_Given instruction:_ From the listing below, copy every line with the word "this".

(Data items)
________________

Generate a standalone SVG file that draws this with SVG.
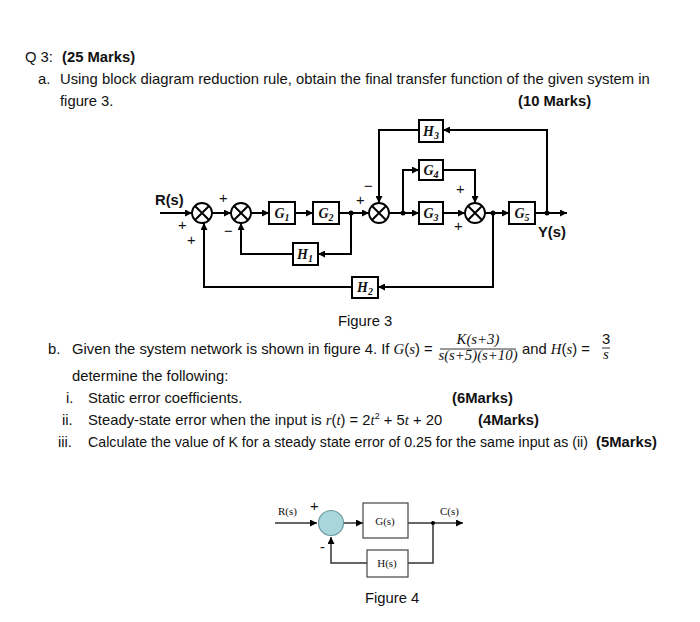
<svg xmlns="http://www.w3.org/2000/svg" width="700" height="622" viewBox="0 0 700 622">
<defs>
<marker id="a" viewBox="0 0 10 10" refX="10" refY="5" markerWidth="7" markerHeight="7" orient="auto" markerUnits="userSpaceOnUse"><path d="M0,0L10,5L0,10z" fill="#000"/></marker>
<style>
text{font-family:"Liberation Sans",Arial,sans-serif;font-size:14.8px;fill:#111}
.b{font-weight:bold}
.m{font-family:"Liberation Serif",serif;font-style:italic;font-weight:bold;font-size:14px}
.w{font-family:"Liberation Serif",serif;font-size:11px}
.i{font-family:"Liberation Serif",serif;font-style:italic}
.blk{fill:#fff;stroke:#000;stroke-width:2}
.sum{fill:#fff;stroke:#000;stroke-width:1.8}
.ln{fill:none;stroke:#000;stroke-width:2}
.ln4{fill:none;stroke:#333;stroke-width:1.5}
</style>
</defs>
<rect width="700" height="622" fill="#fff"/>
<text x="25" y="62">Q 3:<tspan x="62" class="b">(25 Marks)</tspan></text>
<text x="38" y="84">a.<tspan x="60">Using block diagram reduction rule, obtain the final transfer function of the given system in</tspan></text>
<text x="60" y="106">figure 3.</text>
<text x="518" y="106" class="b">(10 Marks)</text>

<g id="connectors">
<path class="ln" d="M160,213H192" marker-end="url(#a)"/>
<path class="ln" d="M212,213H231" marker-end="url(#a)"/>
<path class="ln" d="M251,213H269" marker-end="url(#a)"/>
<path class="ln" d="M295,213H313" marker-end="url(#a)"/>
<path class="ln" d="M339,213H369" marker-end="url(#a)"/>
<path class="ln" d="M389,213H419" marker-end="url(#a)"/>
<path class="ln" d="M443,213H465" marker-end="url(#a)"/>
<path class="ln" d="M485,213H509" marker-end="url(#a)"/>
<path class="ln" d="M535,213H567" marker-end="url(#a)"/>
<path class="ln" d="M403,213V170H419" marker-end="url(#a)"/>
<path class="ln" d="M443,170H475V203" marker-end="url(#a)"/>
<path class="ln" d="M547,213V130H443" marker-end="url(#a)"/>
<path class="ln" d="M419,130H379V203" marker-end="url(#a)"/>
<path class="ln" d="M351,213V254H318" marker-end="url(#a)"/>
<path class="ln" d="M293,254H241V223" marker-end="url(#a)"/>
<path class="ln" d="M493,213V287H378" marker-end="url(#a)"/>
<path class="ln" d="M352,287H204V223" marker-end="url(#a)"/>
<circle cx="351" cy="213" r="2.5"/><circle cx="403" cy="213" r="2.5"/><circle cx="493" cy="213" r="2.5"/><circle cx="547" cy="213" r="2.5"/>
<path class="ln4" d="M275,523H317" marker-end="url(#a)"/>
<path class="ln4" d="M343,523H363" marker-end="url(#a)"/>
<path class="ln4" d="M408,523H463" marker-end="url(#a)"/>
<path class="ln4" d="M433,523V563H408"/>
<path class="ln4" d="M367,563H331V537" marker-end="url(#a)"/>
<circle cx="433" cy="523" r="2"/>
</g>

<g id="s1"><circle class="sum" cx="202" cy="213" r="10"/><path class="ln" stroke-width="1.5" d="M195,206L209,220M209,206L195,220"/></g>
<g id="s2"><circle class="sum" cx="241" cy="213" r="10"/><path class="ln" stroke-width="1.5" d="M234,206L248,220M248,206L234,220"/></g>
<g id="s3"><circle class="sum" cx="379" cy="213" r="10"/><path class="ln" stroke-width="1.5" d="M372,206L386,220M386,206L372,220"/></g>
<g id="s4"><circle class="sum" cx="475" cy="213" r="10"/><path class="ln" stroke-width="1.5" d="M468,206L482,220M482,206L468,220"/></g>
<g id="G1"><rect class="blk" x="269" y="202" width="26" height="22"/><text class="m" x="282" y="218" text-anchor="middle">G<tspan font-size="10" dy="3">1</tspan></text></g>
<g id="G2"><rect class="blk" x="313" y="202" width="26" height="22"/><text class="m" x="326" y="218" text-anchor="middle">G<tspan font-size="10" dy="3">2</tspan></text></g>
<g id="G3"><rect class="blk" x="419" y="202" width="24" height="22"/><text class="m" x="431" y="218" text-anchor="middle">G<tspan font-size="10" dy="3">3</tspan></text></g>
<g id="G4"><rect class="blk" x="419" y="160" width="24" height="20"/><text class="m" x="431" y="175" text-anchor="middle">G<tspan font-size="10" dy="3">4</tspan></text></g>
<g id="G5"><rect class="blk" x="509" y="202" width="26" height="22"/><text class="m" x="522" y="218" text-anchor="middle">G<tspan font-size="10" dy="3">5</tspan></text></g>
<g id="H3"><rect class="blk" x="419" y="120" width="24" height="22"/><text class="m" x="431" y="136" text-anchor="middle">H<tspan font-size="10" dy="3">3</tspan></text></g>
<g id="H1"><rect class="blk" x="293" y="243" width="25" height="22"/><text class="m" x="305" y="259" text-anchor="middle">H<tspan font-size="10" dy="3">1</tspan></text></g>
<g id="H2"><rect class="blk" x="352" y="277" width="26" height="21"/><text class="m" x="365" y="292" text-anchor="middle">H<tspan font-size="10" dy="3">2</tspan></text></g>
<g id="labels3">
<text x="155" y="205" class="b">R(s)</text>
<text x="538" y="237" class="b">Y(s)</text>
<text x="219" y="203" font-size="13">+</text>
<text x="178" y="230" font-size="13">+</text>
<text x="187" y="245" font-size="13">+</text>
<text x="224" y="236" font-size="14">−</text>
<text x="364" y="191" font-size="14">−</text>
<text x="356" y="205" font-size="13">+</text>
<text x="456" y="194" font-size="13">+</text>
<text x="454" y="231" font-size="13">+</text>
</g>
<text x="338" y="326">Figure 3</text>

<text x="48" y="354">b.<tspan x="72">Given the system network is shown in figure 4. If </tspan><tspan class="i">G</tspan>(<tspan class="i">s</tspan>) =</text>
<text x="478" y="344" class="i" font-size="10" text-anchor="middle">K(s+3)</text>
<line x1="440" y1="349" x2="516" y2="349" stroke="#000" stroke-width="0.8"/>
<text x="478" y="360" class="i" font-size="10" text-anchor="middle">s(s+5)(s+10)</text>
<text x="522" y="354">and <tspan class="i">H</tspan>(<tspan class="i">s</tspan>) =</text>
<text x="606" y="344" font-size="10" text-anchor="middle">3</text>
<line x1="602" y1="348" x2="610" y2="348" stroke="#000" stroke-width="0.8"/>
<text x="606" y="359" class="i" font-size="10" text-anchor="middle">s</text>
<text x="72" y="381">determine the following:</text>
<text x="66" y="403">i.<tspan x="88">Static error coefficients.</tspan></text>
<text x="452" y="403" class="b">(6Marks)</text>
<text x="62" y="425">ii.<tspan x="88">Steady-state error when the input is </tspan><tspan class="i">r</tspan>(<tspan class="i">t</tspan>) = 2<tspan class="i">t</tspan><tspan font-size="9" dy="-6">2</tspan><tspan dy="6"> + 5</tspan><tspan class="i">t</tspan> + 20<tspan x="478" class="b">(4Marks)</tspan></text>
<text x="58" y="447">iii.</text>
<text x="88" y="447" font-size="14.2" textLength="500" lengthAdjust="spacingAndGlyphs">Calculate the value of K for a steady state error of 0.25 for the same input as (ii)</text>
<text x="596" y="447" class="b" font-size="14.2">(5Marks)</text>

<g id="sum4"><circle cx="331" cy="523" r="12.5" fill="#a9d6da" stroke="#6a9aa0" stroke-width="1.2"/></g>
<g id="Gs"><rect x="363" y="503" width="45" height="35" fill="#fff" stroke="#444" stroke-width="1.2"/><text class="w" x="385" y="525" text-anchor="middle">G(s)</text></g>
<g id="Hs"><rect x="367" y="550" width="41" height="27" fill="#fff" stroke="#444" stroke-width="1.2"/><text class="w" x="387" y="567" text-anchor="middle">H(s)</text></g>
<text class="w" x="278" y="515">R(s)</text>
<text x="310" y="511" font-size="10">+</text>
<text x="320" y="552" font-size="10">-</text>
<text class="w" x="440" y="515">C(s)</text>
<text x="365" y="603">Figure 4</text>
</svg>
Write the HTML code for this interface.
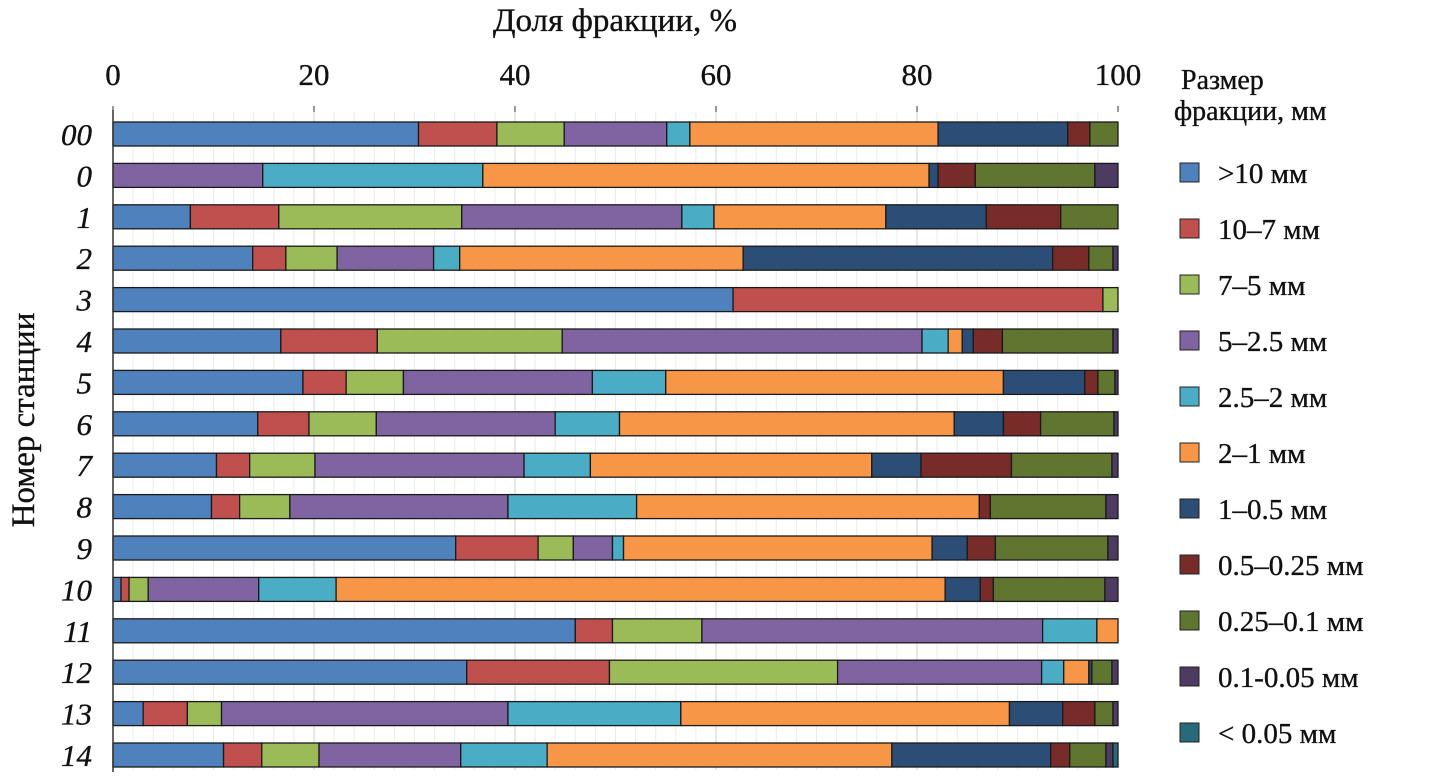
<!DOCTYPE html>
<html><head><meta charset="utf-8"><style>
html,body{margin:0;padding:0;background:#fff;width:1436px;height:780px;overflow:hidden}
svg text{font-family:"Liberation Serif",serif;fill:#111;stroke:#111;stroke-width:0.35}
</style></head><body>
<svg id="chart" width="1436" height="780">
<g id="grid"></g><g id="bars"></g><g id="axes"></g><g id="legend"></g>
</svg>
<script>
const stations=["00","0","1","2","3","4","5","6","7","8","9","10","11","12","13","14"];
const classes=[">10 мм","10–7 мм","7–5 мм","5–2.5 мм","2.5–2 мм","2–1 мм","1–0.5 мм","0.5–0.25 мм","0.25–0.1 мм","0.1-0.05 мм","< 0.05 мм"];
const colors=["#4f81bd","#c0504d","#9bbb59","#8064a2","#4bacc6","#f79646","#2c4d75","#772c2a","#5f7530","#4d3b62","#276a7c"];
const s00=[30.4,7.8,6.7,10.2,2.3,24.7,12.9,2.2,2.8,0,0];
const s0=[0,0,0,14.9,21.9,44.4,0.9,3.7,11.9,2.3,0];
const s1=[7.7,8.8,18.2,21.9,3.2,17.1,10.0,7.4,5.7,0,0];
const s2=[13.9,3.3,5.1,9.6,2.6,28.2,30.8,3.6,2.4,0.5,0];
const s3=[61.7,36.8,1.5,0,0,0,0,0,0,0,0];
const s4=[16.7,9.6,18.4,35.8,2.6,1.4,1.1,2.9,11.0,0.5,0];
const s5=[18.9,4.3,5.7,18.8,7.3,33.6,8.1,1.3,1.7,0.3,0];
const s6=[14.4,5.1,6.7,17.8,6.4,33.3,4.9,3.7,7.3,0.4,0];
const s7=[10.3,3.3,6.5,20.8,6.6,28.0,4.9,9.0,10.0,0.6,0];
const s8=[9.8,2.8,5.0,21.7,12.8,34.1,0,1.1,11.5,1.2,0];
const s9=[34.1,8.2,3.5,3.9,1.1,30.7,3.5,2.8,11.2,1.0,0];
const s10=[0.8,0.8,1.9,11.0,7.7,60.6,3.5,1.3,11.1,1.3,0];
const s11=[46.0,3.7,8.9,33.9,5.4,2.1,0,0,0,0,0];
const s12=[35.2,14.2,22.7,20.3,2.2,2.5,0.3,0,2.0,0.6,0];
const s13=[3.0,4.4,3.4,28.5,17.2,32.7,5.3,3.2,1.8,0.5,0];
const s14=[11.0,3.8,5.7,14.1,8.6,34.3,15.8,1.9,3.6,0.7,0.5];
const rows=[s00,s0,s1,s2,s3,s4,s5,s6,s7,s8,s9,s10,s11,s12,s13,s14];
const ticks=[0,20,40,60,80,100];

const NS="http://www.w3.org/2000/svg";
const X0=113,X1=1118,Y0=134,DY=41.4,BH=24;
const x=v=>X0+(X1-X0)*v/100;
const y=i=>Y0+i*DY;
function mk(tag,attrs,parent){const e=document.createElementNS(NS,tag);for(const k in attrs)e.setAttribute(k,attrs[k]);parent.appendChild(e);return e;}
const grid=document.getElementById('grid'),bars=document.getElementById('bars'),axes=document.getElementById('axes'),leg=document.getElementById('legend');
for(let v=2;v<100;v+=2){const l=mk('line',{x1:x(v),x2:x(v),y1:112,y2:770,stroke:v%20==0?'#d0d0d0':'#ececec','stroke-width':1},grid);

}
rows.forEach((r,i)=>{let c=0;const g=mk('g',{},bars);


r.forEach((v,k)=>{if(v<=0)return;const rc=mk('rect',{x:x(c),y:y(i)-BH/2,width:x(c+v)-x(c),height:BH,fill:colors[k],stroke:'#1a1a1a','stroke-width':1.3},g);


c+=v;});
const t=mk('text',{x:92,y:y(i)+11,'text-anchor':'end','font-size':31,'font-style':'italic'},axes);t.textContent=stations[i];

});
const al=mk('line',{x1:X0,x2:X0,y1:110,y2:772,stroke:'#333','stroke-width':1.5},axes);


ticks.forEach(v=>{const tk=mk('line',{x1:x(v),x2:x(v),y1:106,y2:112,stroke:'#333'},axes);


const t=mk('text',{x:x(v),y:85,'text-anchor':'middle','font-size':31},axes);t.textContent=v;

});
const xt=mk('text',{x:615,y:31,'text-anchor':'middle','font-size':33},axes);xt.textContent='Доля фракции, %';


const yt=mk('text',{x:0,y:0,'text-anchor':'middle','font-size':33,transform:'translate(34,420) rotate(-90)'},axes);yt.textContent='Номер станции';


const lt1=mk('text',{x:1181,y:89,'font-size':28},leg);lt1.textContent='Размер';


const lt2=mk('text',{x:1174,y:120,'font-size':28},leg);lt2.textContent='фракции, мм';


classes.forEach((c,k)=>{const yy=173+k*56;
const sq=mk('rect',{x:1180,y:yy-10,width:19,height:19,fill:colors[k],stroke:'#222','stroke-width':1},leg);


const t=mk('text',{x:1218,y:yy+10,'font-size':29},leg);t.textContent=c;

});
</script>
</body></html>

________________

_Reply to the exercise:_
Generate a standalone SVG file that draws this with SVG.
Write the HTML code for this interface.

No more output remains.